Peter begins by reminding us that price controls would actually do nothing to fix price inflation:
“You can’t stop something by treating the symptoms. If someone has skin cancer, and it starts to show up, you got some moles or something on your skin—if you just put a band-aid on the mole so you can’t see it anymore, that doesn’t treat the cancer. The cancer is still there, getting worse. You’re never going to treat a disease by trying to cover up the symptoms. You’ve got to actually get to the root cause of the disease. And the root cause of the inflation disease is deficit spending, which ends up being monetized by the central bank.”
He explains how the Federal Reserve’s actions are only making the situation worse, instead of addressing the core issues:
“We need to suck out the money—all the new money that was put into circulation. We need to withdraw it. We need deflation… But everybody is fighting deflation. Nobody wants deflation. That’s the cure, right? But instead, they want more of the disease. They just want to try to cover up the symptoms so we don’t notice it, but of course, we’re going to feel it because prices are going up one way or another if you create inflation.”
If price controls were actually implemented, it would lead to shortages and black markets:
“Everything that she is proposing is highly inflationary… When criminals start selling oranges, those are going to be some real expensive oranges. Why? Because the criminal is taking a risk… But let’s say there is a black market. How are you going to pay? Well, it’s all going to be cash, right? You want to buy oranges and all you got is a central bank digital currency? You ain’t getting any oranges.”
Expanding housing subsidies is bad enough on its own, but the policy would also add to the debt and could drive more inflation:
“Another thing she said she wants to do is she wants the government to give every first-time homebuyer $25,000 towards the down payment for a house. Now, first of all, where’s the government going to get the $25,000? Because it doesn’t have it, right? We have a $35.2 trillion national debt. So where’s the government going to get the money to give people the down payment? Well, they’re going to borrow it. And who are they going to borrow it from? Well, they’re probably going to borrow it from the Fed. And the Fed’s going to print it. So in order to give people $25,000 to make a down payment, they’re going to have to create a lot of inflation, right?”

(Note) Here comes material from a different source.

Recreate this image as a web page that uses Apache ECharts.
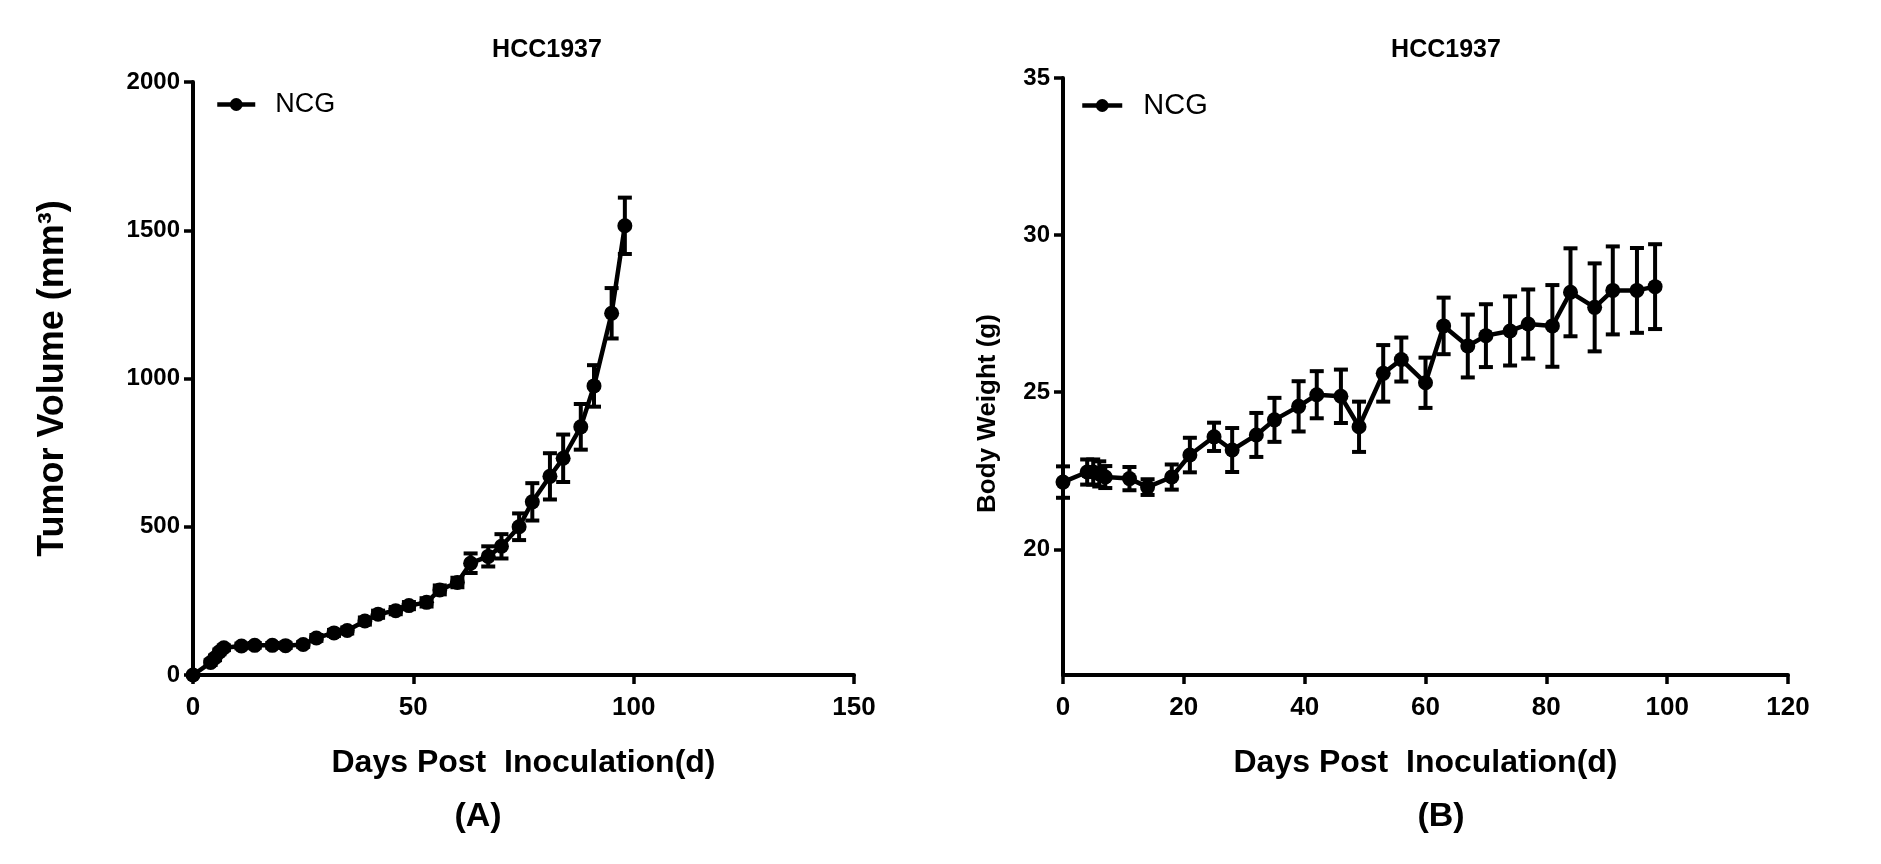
<!DOCTYPE html>
<html>
<head>
<meta charset="utf-8">
<script src="https://cdn.jsdelivr.net/npm/echarts@6/dist/echarts.min.js"></script>
<style>
  html, body { margin: 0; padding: 0; background: #fff; }
  #chart { width: 1881px; height: 864px; }
</style>
</head>
<body>
<div id="chart"></div>
<script>
// ---- data ----
const days = [0, 4, 5, 6, 7, 11, 14, 18, 21, 25, 28, 32, 35, 39, 42, 46, 49, 53, 56, 60, 63, 67, 70, 74, 77, 81, 84, 88, 91, 95, 98];
const tumorMean = [0, 42, 58, 78, 92, 98, 100, 100, 99, 103, 125, 142, 150, 182, 205, 217, 234, 245, 287, 312, 377, 400, 434, 500, 584, 670, 731, 837, 975, 1220, 1515];
const tumorErr = [0, 8, 8, 8, 8, 8, 8, 8, 8, 8, 10, 10, 10, 12, 12, 12, 12, 14, 15, 16, 33, 34, 41, 45, 63, 78, 80, 77, 70, 85, 95];
const weightMean = [22.14, 22.46, 22.46, 22.4, 22.3, 22.25, 21.98, 22.3, 23.0, 23.58, 23.16, 23.64, 24.12, 24.55, 24.92, 24.87, 23.9, 25.6, 26.04, 25.3, 27.11, 26.47, 26.8, 26.95, 27.17, 27.11, 28.18, 27.7, 28.24, 28.24, 28.36];
const weightErr = [0.5, 0.4, 0.4, 0.4, 0.35, 0.37, 0.25, 0.4, 0.55, 0.45, 0.7, 0.7, 0.7, 0.8, 0.75, 0.85, 0.8, 0.9, 0.7, 0.8, 0.9, 1.0, 1.0, 1.1, 1.1, 1.3, 1.4, 1.4, 1.4, 1.35, 1.35];
const seriesName = 'NCG';
const titleText = 'HCC1937';
const xNameText = 'Days Post  Inoculation(d)';
const yNameA = 'Tumor Volume (mm\u00B3)';
const yNameB = 'Body Weight (g)';
const panelA = '(A)';
const panelB = '(B)';
const yTicksB = [20, 25, 30, 35];

// ---- helpers ----
const boldFont = "'Liberation Sans', Arial, sans-serif";
const narrowFont = "'Liberation Sans Narrow', 'Arial Narrow', 'Liberation Sans', Arial, sans-serif";

function errData(mean, err) {
  return days.map((d, i) => [d, mean[i] - err[i], mean[i] + err[i]]);
}
function lineData(mean) {
  return days.map((d, i) => [d, mean[i]]);
}
function errRender(params, api) {
  const x = api.value(0);
  const lo = api.coord([x, api.value(1)]);
  const hi = api.coord([x, api.value(2)]);
  const hw = 7;
  const st = { stroke: '#000', lineWidth: 4 };
  return {
    type: 'group',
    children: [
      { type: 'line', shape: { x1: hi[0], y1: hi[1], x2: lo[0], y2: lo[1] }, style: st },
      { type: 'line', shape: { x1: hi[0] - hw, y1: hi[1], x2: hi[0] + hw, y2: hi[1] }, style: st },
      { type: 'line', shape: { x1: lo[0] - hw, y1: lo[1], x2: lo[0] + hw, y2: lo[1] }, style: st }
    ]
  };
}
const plain = v => String(v);

const axisLine = { show: true, lineStyle: { color: '#000', width: 4 } };
const axisTick = { show: true, inside: false, length: 9, lineStyle: { color: '#000', width: 3.5 } };

const chart = echarts.init(document.getElementById('chart'), null, { renderer: 'canvas' });

const legendCommon = {
  data: [seriesName], top: 86, itemWidth: 38, itemHeight: 16,
  lineStyle: { color: '#000', width: 4.5 },
  itemStyle: { color: '#000' }
};

const option = {
  backgroundColor: '#fff',
  animation: false,
  title: [
    { text: titleText, left: 542, top: 33, textAlign: 'center',
      textStyle: { fontFamily: boldFont, fontWeight: 'bold', fontSize: 25, color: '#000' } },
    { text: titleText, left: 1441, top: 33, textAlign: 'center',
      textStyle: { fontFamily: boldFont, fontWeight: 'bold', fontSize: 25, color: '#000' } },
    { text: panelA, left: 473, top: 795, textAlign: 'center',
      textStyle: { fontFamily: narrowFont, fontWeight: 'bold', fontSize: 34, color: '#000' } },
    { text: panelB, left: 1436, top: 795, textAlign: 'center',
      textStyle: { fontFamily: narrowFont, fontWeight: 'bold', fontSize: 34, color: '#000' } }
  ],
  legend: [
    Object.assign({}, legendCommon, { left: 210,
      textStyle: { fontFamily: boldFont, fontSize: 27, color: '#000', padding: [0, 0, 0, 15] } }),
    Object.assign({}, legendCommon, { left: 1075, itemWidth: 40,
      textStyle: { fontFamily: boldFont, fontSize: 29, color: '#000', padding: [0, 0, 0, 16] } })
  ],
  grid: [
    { left: 193, top: 82, width: 661, height: 593 },
    { left: 1063, top: 78, width: 725, height: 597 }
  ],
  xAxis: [
    { type: 'value', gridIndex: 0, min: 0, max: 150, interval: 50,
      name: xNameText, nameLocation: 'middle', nameGap: 72,
      nameTextStyle: { fontFamily: narrowFont, fontWeight: 'bold', fontSize: 32, color: '#000' },
      axisLine: axisLine, axisTick: axisTick, splitLine: { show: false },
      axisLabel: { margin: 20, formatter: plain, fontFamily: narrowFont, fontWeight: 'bold', fontSize: 26, color: '#000' } },
    { type: 'value', gridIndex: 1, min: 0, max: 120, interval: 20,
      name: xNameText, nameLocation: 'middle', nameGap: 72,
      nameTextStyle: { fontFamily: narrowFont, fontWeight: 'bold', fontSize: 32, color: '#000' },
      axisLine: axisLine, axisTick: axisTick, splitLine: { show: false },
      axisLabel: { margin: 20, formatter: plain, fontFamily: narrowFont, fontWeight: 'bold', fontSize: 26, color: '#000' } }
  ],
  yAxis: [
    { type: 'value', gridIndex: 0, min: 0, max: 2000, interval: 500,
      name: yNameA, nameLocation: 'middle', nameGap: 122, nameRotate: 90,
      nameTextStyle: { fontFamily: boldFont, fontWeight: 'bold', fontSize: 36, color: '#000' },
      axisLine: axisLine, axisTick: axisTick, splitLine: { show: false },
      axisLabel: { margin: 13, formatter: plain, fontFamily: boldFont, fontWeight: 'bold', fontSize: 24, color: '#000' } },
    { type: 'value', gridIndex: 1, min: 16, max: 35,
      name: yNameB, nameLocation: 'middle', nameGap: 62, nameRotate: 90,
      nameTextStyle: { fontFamily: boldFont, fontWeight: 'bold', fontSize: 26, color: '#000', padding: [0, 74, 0, 0] },
      axisLine: axisLine,
      axisTick: Object.assign({}, axisTick, { customValues: yTicksB }),
      splitLine: { show: false },
      axisLabel: { customValues: yTicksB, margin: 13, formatter: plain, fontFamily: boldFont, fontWeight: 'bold', fontSize: 24, color: '#000' } }
  ],
  series: [
    { name: seriesName, type: 'line', xAxisIndex: 0, yAxisIndex: 0, data: lineData(tumorMean),
      symbol: 'circle', symbolSize: 15, itemStyle: { color: '#000' },
      lineStyle: { color: '#000', width: 4.5 }, z: 3 },
    { name: 'errA', type: 'custom', xAxisIndex: 0, yAxisIndex: 0, data: errData(tumorMean, tumorErr),
      renderItem: errRender, z: 4 },
    { name: seriesName, type: 'line', xAxisIndex: 1, yAxisIndex: 1, data: lineData(weightMean),
      symbol: 'circle', symbolSize: 15, itemStyle: { color: '#000' },
      lineStyle: { color: '#000', width: 4.5 }, z: 3 },
    { name: 'errB', type: 'custom', xAxisIndex: 1, yAxisIndex: 1, data: errData(weightMean, weightErr),
      renderItem: errRender, z: 4 }
  ]
};
chart.setOption(option);
</script>
</body>
</html>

He further elaborates on the disastrous impact that these policies could have on the U.S. dollar:
“We’ve been able to convince our creditors to keep loaning us money. We’ve been able to convince the world to keep warehousing U.S. dollars and U.S. treasuries as a reserve asset. But all they have to do is listen to Kamala Harris talk, and they’re going to run from the U.S. dollar.”
The silver (or gold) lining to the week is that gold is looking better than ever. Peter thinks even $2,500 is a bargain:
“The trend is going to accelerate… What is material is if you don’t buy at $2,500 because you’re waiting for $2,400 or $2,300 and you never get it, and the next thing you know, we’re at $5,000. … Just buy it now. … It’s a lot cheaper than buying it a lot higher.”